## WRITTEN TASK:
Render the material again word for word, skipping the pictures in it.
═══ TASK DATA ═══
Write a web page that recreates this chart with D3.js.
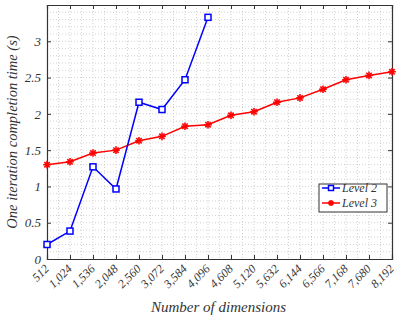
<!DOCTYPE html>
<html>
<head>
<meta charset="utf-8">
<script src="https://cdn.jsdelivr.net/npm/d3@7"></script>
<style>
  body { margin: 0; background: #fff; }
</style>
</head>
<body>
<div id="chart"></div>
<script>
// chart values
const dims = [512, 1024, 1536, 2048, 2560, 3072, 3584, 4096, 4608, 5120, 5632, 6144, 6566, 7168, 7680, 8192];
const level2 = [0.20, 0.385, 1.27, 0.965, 2.16, 2.06, 2.47, 3.33];
const level3 = [1.30, 1.34, 1.46, 1.50, 1.63, 1.69, 1.83, 1.85, 1.98, 2.03, 2.16, 2.22, 2.34, 2.47, 2.53, 2.58];
const yTicks = [0, 0.5, 1, 1.5, 2, 2.5, 3];

const FONT = 'Liberation Serif';
const width = 398, height = 320;
const margin = {top: 5, right: 6, bottom: 61, left: 47};
const w = width - margin.left - margin.right;
const h = height - margin.top - margin.bottom;

const svg = d3.select('#chart').append('svg').attr('width', width).attr('height', height);
const g = svg.append('g').attr('transform', `translate(${margin.left},${margin.top})`);

const x = d3.scalePoint().domain(d3.range(dims.length)).range([0, w]);
const y = d3.scaleLinear().domain([0, 3.5]).range([h, 0]);
const step = x.step();

// dotted grid (minor every half step on x, every 0.1 on y)
const grid = g.append('g').attr('stroke', '#c8c8c8').attr('stroke-dasharray', '1,2').attr('stroke-width', 0.8);
d3.range(0, dims.length - 0.5, 0.5).forEach(i => {
  if (i === 0) return;
  grid.append('line').attr('x1', i * step).attr('x2', i * step).attr('y1', 0).attr('y2', h);
});
d3.range(1, 35).forEach(k => {
  grid.append('line').attr('x1', 0).attr('x2', w).attr('y1', y(k / 10)).attr('y2', y(k / 10));
});

// axes
const xAxis = g.append('g').attr('transform', `translate(0,${h})`)
  .call(d3.axisBottom(x).tickSize(-4).tickFormat(i => d3.format(',')(dims[i])));
xAxis.selectAll('text')
  .attr('transform', 'rotate(-45)')
  .attr('text-anchor', 'end')
  .attr('x', -6).attr('y', 9).attr('dy', 0)
  .attr('font-size', 12);
g.append('g').call(d3.axisTop(x).tickSize(-4).tickFormat(''));

const yAxis = g.append('g').call(d3.axisLeft(y).tickValues(yTicks).tickSize(-4).tickPadding(6).tickFormat(d3.format('')));
yAxis.selectAll('text').attr('font-size', 13);
g.append('g').attr('transform', `translate(${w},0)`)
  .call(d3.axisRight(y).tickValues(yTicks).tickSize(-4).tickFormat(''));

g.selectAll('.domain').attr('stroke', '#333').attr('stroke-width', 1.2);
g.selectAll('.tick line').attr('stroke', '#333');

// series lines
const line = d3.line().x((d, i) => x(i)).y(d => y(d));
g.append('path').datum(level3).attr('d', line)
  .attr('fill', 'none').attr('stroke', '#ff0000').attr('stroke-width', 1.5);
g.append('path').datum(level2).attr('d', line)
  .attr('fill', 'none').attr('stroke', '#0000ff').attr('stroke-width', 1.5);

function star(sel, cx, cy, r) {
  const s = sel.append('g').attr('transform', `translate(${cx},${cy})`)
    .attr('stroke', '#ff0000').attr('stroke-width', 1.6);
  [0, 45, 90, 135].forEach(a => {
    const dx = r * Math.cos(a * Math.PI / 180), dy = r * Math.sin(a * Math.PI / 180);
    s.append('line').attr('x1', -dx).attr('y1', -dy).attr('x2', dx).attr('y2', dy);
  });
}
function square(sel, cx, cy, s) {
  sel.append('rect').attr('x', cx - s / 2).attr('y', cy - s / 2).attr('width', s).attr('height', s)
    .attr('fill', '#fff').attr('stroke', '#0000ff').attr('stroke-width', 1.5);
}
level3.forEach((d, i) => star(g, x(i), y(d), 3.8));
level2.forEach((d, i) => square(g, x(i), y(d), 6));

// legend
const lg = svg.append('g').attr('transform', 'translate(319,184)');
lg.append('rect').attr('width', 68).attr('height', 28).attr('fill', '#fff').attr('stroke', '#333').attr('stroke-width', 1);
lg.append('line').attr('x1', 3).attr('x2', 21).attr('y1', 4).attr('y2', 4)
  .attr('stroke', '#0000ff').attr('stroke-width', 1.5);
square(lg, 12, 4, 5);
lg.append('line').attr('x1', 3).attr('x2', 21).attr('y1', 19).attr('y2', 19)
  .attr('stroke', '#ff0000').attr('stroke-width', 1.5);
star(lg, 12, 19, 3);
lg.append('text').attr('x', 23).attr('y', 8).attr('font-size', 12).text('Level 2');
lg.append('text').attr('x', 23).attr('y', 23).attr('font-size', 12).text('Level 3');

// axis titles
svg.append('text').attr('x', margin.left + w / 2 - 1).attr('y', 312).attr('text-anchor', 'middle')
  .attr('font-size', 15).text('Number of dimensions');
svg.append('text').attr('transform', `translate(17,${margin.top + h / 2}) rotate(-90)`)
  .attr('text-anchor', 'middle').attr('font-size', 14.5).text('One iteration completion time (s)');

// serif italic on every text, set as attributes
svg.selectAll('text').attr('font-family', FONT).attr('font-style', 'italic').attr('fill', '#333');
</script>
</body>
</html>
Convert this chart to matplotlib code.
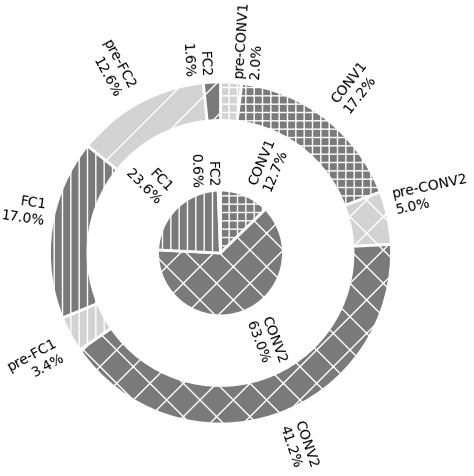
═══
## FULL OUTPUT:
Write a web page that recreates this chart with D3.js.
<!DOCTYPE html>
<html>
<head>
<meta charset="utf-8">
<script src="https://cdn.jsdelivr.net/npm/d3@7"></script>
<style>
  body { margin: 0; background: #fff; }
</style>
</head>
<body>
<div id="chart"></div>
<script>
// chart values
const dims = [512, 1024, 1536, 2048, 2560, 3072, 3584, 4096, 4608, 5120, 5632, 6144, 6566, 7168, 7680, 8192];
const level2 = [0.20, 0.385, 1.27, 0.965, 2.16, 2.06, 2.47, 3.33];
const level3 = [1.30, 1.34, 1.46, 1.50, 1.63, 1.69, 1.83, 1.85, 1.98, 2.03, 2.16, 2.22, 2.34, 2.47, 2.53, 2.58];
const yTicks = [0, 0.5, 1, 1.5, 2, 2.5, 3];

const FONT = 'Liberation Serif';
const width = 398, height = 320;
const margin = {top: 5, right: 6, bottom: 61, left: 47};
const w = width - margin.left - margin.right;
const h = height - margin.top - margin.bottom;

const svg = d3.select('#chart').append('svg').attr('width', width).attr('height', height);
const g = svg.append('g').attr('transform', `translate(${margin.left},${margin.top})`);

const x = d3.scalePoint().domain(d3.range(dims.length)).range([0, w]);
const y = d3.scaleLinear().domain([0, 3.5]).range([h, 0]);
const step = x.step();

// dotted grid (minor every half step on x, every 0.1 on y)
const grid = g.append('g').attr('stroke', '#c8c8c8').attr('stroke-dasharray', '1,2').attr('stroke-width', 0.8);
d3.range(0, dims.length - 0.5, 0.5).forEach(i => {
  if (i === 0) return;
  grid.append('line').attr('x1', i * step).attr('x2', i * step).attr('y1', 0).attr('y2', h);
});
d3.range(1, 35).forEach(k => {
  grid.append('line').attr('x1', 0).attr('x2', w).attr('y1', y(k / 10)).attr('y2', y(k / 10));
});

// axes
const xAxis = g.append('g').attr('transform', `translate(0,${h})`)
  .call(d3.axisBottom(x).tickSize(-4).tickFormat(i => d3.format(',')(dims[i])));
xAxis.selectAll('text')
  .attr('transform', 'rotate(-45)')
  .attr('text-anchor', 'end')
  .attr('x', -6).attr('y', 9).attr('dy', 0)
  .attr('font-size', 12);
g.append('g').call(d3.axisTop(x).tickSize(-4).tickFormat(''));

const yAxis = g.append('g').call(d3.axisLeft(y).tickValues(yTicks).tickSize(-4).tickPadding(6).tickFormat(d3.format('')));
yAxis.selectAll('text').attr('font-size', 13);
g.append('g').attr('transform', `translate(${w},0)`)
  .call(d3.axisRight(y).tickValues(yTicks).tickSize(-4).tickFormat(''));

g.selectAll('.domain').attr('stroke', '#333').attr('stroke-width', 1.2);
g.selectAll('.tick line').attr('stroke', '#333');

// series lines
const line = d3.line().x((d, i) => x(i)).y(d => y(d));
g.append('path').datum(level3).attr('d', line)
  .attr('fill', 'none').attr('stroke', '#ff0000').attr('stroke-width', 1.5);
g.append('path').datum(level2).attr('d', line)
  .attr('fill', 'none').attr('stroke', '#0000ff').attr('stroke-width', 1.5);

function star(sel, cx, cy, r) {
  const s = sel.append('g').attr('transform', `translate(${cx},${cy})`)
    .attr('stroke', '#ff0000').attr('stroke-width', 1.6);
  [0, 45, 90, 135].forEach(a => {
    const dx = r * Math.cos(a * Math.PI / 180), dy = r * Math.sin(a * Math.PI / 180);
    s.append('line').attr('x1', -dx).attr('y1', -dy).attr('x2', dx).attr('y2', dy);
  });
}
function square(sel, cx, cy, s) {
  sel.append('rect').attr('x', cx - s / 2).attr('y', cy - s / 2).attr('width', s).attr('height', s)
    .attr('fill', '#fff').attr('stroke', '#0000ff').attr('stroke-width', 1.5);
}
level3.forEach((d, i) => star(g, x(i), y(d), 3.8));
level2.forEach((d, i) => square(g, x(i), y(d), 6));

// legend
const lg = svg.append('g').attr('transform', 'translate(319,184)');
lg.append('rect').attr('width', 68).attr('height', 28).attr('fill', '#fff').attr('stroke', '#333').attr('stroke-width', 1);
lg.append('line').attr('x1', 3).attr('x2', 21).attr('y1', 4).attr('y2', 4)
  .attr('stroke', '#0000ff').attr('stroke-width', 1.5);
square(lg, 12, 4, 5);
lg.append('line').attr('x1', 3).attr('x2', 21).attr('y1', 19).attr('y2', 19)
  .attr('stroke', '#ff0000').attr('stroke-width', 1.5);
star(lg, 12, 19, 3);
lg.append('text').attr('x', 23).attr('y', 8).attr('font-size', 12).text('Level 2');
lg.append('text').attr('x', 23).attr('y', 23).attr('font-size', 12).text('Level 3');

// axis titles
svg.append('text').attr('x', margin.left + w / 2 - 1).attr('y', 312).attr('text-anchor', 'middle')
  .attr('font-size', 15).text('Number of dimensions');
svg.append('text').attr('transform', `translate(17,${margin.top + h / 2}) rotate(-90)`)
  .attr('text-anchor', 'middle').attr('font-size', 14.5).text('One iteration completion time (s)');

// serif italic on every text, set as attributes
svg.selectAll('text').attr('font-family', FONT).attr('font-style', 'italic').attr('fill', '#333');
</script>
</body>
</html>
Convert this chart to matplotlib code.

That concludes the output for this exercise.